Nominee: Best Spiritual Documentary of 2005
Uncomfortable in civilization, Timothy Treadwell seeks to blur the lines between human and animal. He befriends grizzly bears in Alaska's Katmai National Park. Armed with a video camera, he aims to preserve the innocence and purity of the natural world. His footage is beautiful and haunting, right until the last reel, when his "friends" devour Timothy and his companion, Amie Huguenard.
Those who prefer their spirituality fuzzy, ethereal, and idealistic may find "Grizzly Man" off-putting. It suggests that physical hunger and animalistic instinct top all efforts to reason with a desperate bear. Biology becomes destiny, despite Timothy's boyish efforts to anthropomorphize savage beasts. Treadwell's naivete falls prey to chaotic and destructive forces.
Yet, "Grizzly Man" never descends into despair. Man versus nature becomes an opportunity for dueling worldviews, courtesy of director Werner Herzog. In an era of invasive, tell-all videos, Herzog demonstrates remarkable restraint. Some things are better left unseen. Ace editor Joe Bini combs through 100 hours of footage to cull the most telling moments. Treadwell could easily have been reduced to a foppish eco-warrior. Hubris and madness intermingle. He rails against God, begging for rain to feed the animals. Miraculously, "Grizzly Man" manages to dignify his spiritual longing while exploding the myth of idyllic nature. It reminds us why civilization must be cultivated. Treadwell fled society in search of something sweet and pure. Timothy (and the viewers) find all-too-fleeting glimpses of the elusive peace he seeks.
A trailer for Werner Herzog's "Grizzly Man" compelled me to see it.

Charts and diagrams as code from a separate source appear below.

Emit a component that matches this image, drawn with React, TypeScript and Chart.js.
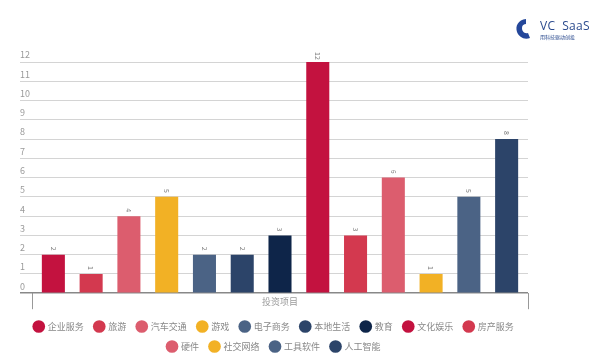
import React, { useEffect, useRef } from "react";
import { Chart, registerables } from "chart.js";

Chart.register(...registerables);

const categories = ["投资项目"];
const seriesNames = [
  "企业服务", "旅游", "汽车交通", "游戏", "电子商务", "本地生活", "教育",
  "文化娱乐", "房产服务", "硬件", "社交网络", "工具软件", "人工智能",
];
const seriesValues = [2, 1, 4, 5, 2, 2, 3, 12, 3, 6, 1, 5, 8];
const seriesColors = [
  "#c3123f", "#d3394f", "#dc5d6e", "#f2b125", "#4b6385", "#2c4469", "#0e2549",
  "#c3123f", "#d3394f", "#dc5d6e", "#f2b125", "#4b6385", "#2c4469",
];
const yTicks = [0, 1, 2, 3, 4, 5, 6, 7, 8, 9, 10, 11, 12];

const FONT = "'Noto Sans CJK SC', 'Noto Sans', sans-serif";

const yLabelPlugin = {
  id: "yLabels",
  afterDraw(chart: any) {
    const { ctx, scales } = chart;
    const y = scales.y;
    ctx.save();
    ctx.fillStyle = "#9a9a9a";
    ctx.font = `9px ${FONT}`;
    ctx.textAlign = "left";
    ctx.textBaseline = "middle";
    yTicks.forEach((v) => {
      ctx.fillText(String(v), chart.chartArea.left - 12, y.getPixelForValue(v) - 7);
    });
    ctx.restore();
  },
};

const valueLabelPlugin = {
  id: "valueLabels",
  afterDatasetsDraw(chart: any) {
    const { ctx } = chart;
    ctx.save();
    ctx.fillStyle = "#808080";
    ctx.font = `7px ${FONT}`;
    ctx.textAlign = "center";
    ctx.textBaseline = "middle";
    chart.data.datasets.forEach((ds: any, i: number) => {
      const meta = chart.getDatasetMeta(i);
      meta.data.forEach((bar: any, j: number) => {
        ctx.save();
        ctx.translate(bar.x, bar.y - 6);
        ctx.rotate(Math.PI / 2);
        ctx.fillText(String(ds.data[j]), 0, 0);
        ctx.restore();
      });
    });
    ctx.restore();
  },
};

export default function App() {
  const ref = useRef<HTMLCanvasElement>(null);
  useEffect(() => {
    document.body.style.margin = "0";
    const chart = new Chart(ref.current!, {
      type: "bar",
      data: {
        labels: categories,
        datasets: seriesNames.map((name, i) => ({
          label: name,
          data: [seriesValues[i]],
          backgroundColor: seriesColors[i],
          borderWidth: 0,
          categoryPercentage: 0.99,
          barPercentage: 0.61,
        })),
      },
      options: {
        responsive: false,
        animation: false,
        layout: { padding: { top: 62, left: 20, right: 72, bottom: 3 } },
        plugins: {
          tooltip: { enabled: false },
          legend: {
            position: "bottom",
            labels: {
              usePointStyle: true,
              pointStyle: "circle",
              boxWidth: 10,
              boxHeight: 10,
              padding: 11,
              color: "#888",
              font: { size: 9, family: FONT },
            },
          },
        },
        scales: {
          x: {
            grid: { drawOnChartArea: false, tickLength: 16, color: "#999", offset: true },
            border: { display: false },
            ticks: { display: false },
            title: {
              display: true,
              text: categories[0],
              color: "#999",
              font: { size: 9, family: FONT },
              padding: { top: -13, bottom: 4 },
            },
          },
          y: {
            min: 0,
            max: 12,
            ticks: { display: false, stepSize: 1 },
            grid: {
              color: (c: any) => (c.tick && c.tick.value === 0 ? "#888" : "#d4d4d4"),
              lineWidth: (c: any) => (c.tick && c.tick.value === 0 ? 1.5 : 1),
              tickLength: 12,
            },
            border: { display: false },
          },
        },
      },
      plugins: [yLabelPlugin, valueLabelPlugin],
    });
    return () => chart.destroy();
  }, []);

  return (
    <div style={{ position: "relative", width: 600, height: 364, background: "#fff" }}>
      <canvas ref={ref} width={600} height={364} />
      <div style={{ position: "absolute", left: 512, top: 16, display: "flex", alignItems: "center" }}>
        <svg width="22" height="26" viewBox="0 0 22 26">
          <path d="M14 3 C6 4 3 10 5 16 C7 21 12 24 18 22 L16 17 C12 18 10 15 10 12 C10 9 12 8 14 8 Z" fill="#24479a" />
        </svg>
        <div style={{ marginLeft: 6, lineHeight: 1 }}>
          <div style={{ fontFamily: "'Open Sans', sans-serif", fontSize: 12, color: "#2a4a8e", letterSpacing: 0.3 }}>VC&nbsp;&nbsp;SaaS</div>
          <div style={{ fontFamily: FONT, fontSize: 5, color: "#2a4a8e", marginTop: 2 }}>用科技驱动创投</div>
        </div>
      </div>
    </div>
  );
}
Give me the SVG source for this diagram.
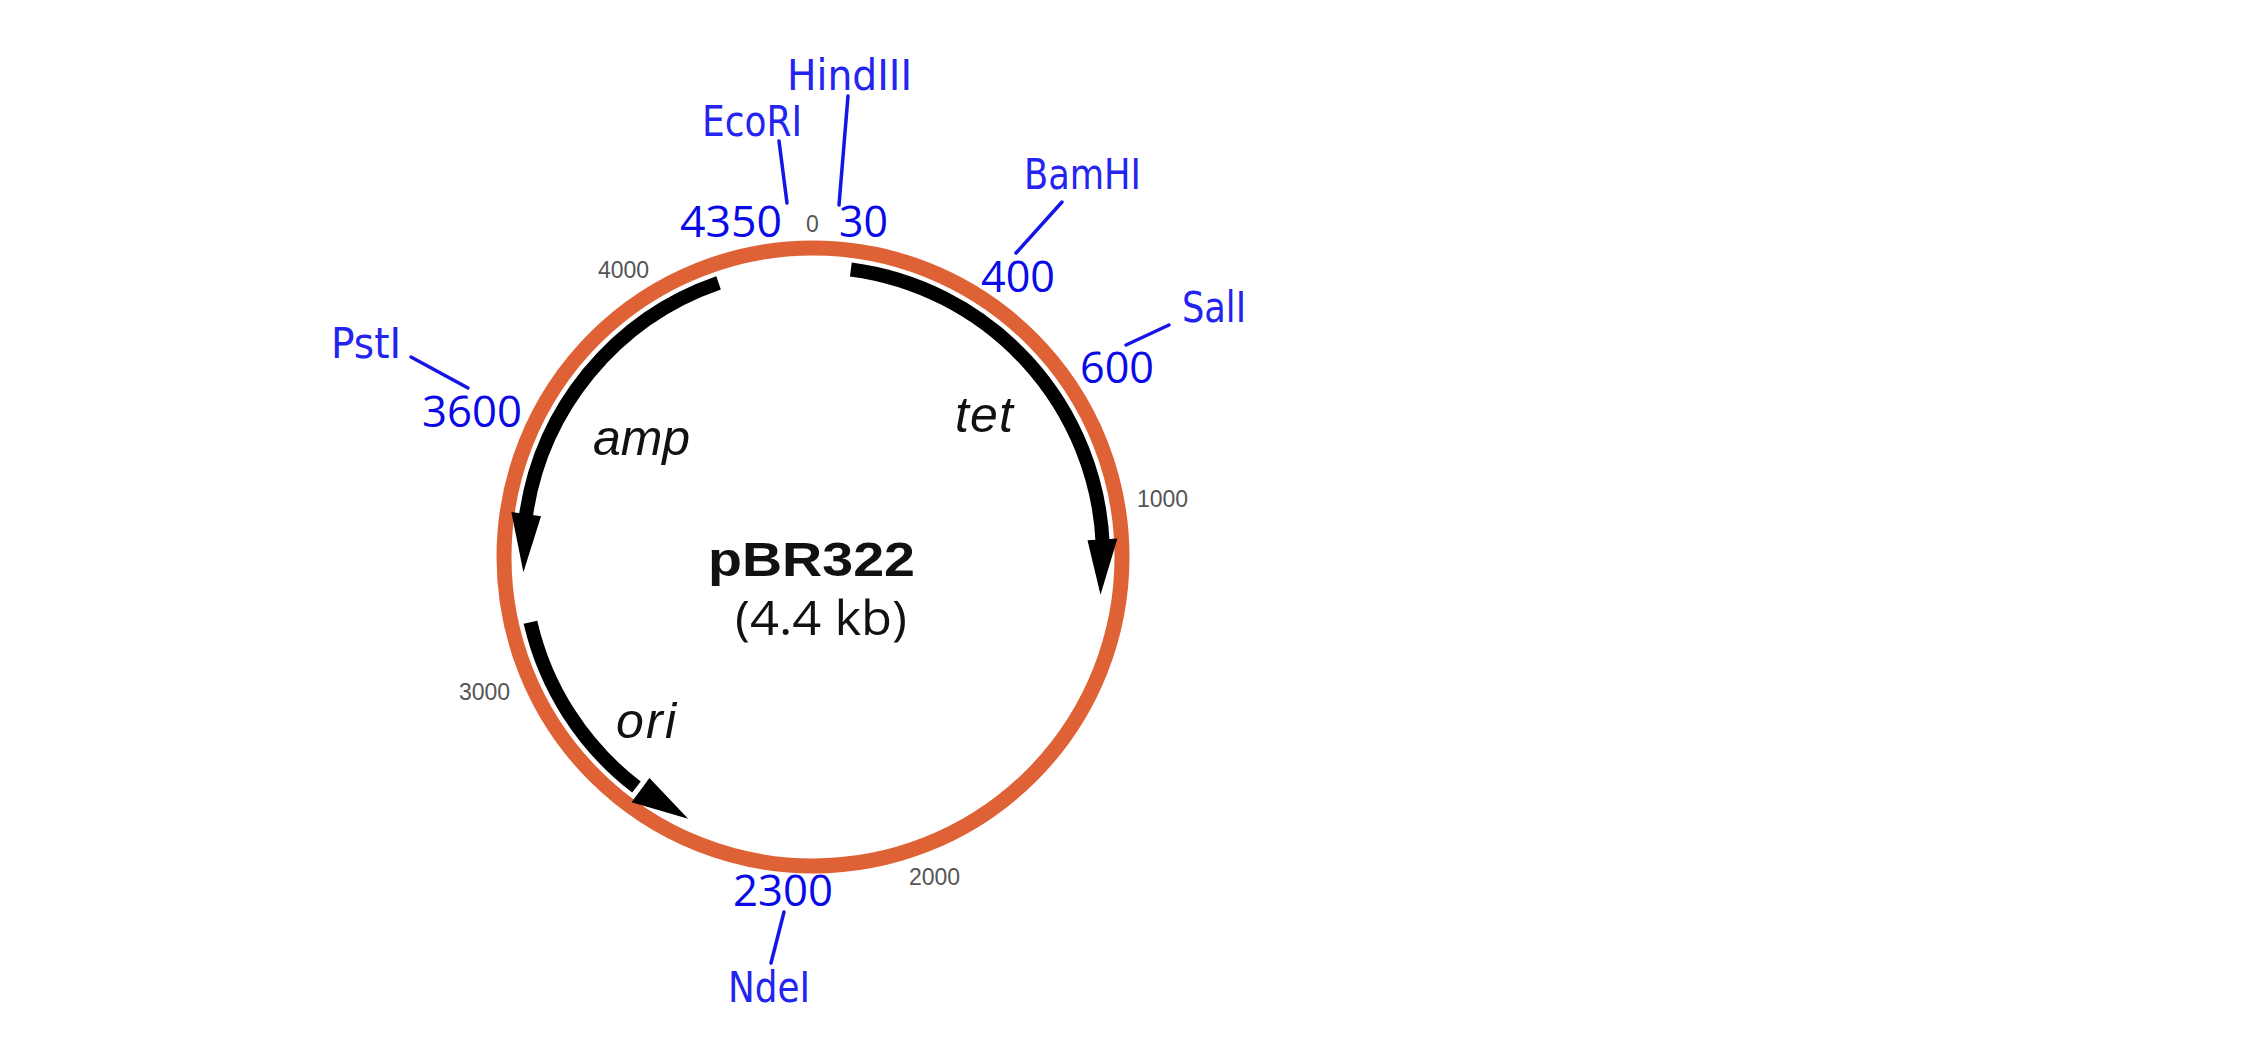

Its brief summation of the life of a man, Timothy Treadwell, who chose to live alone amongst some of the most dangerous animals on the planet, captivated me. And when I discovered his death was a direct result of his unbounded obsession with those terrible grizzly bears, I couldn't recall the last time I had been so intrigued by a documentary. Trailers can be surprisingly effective.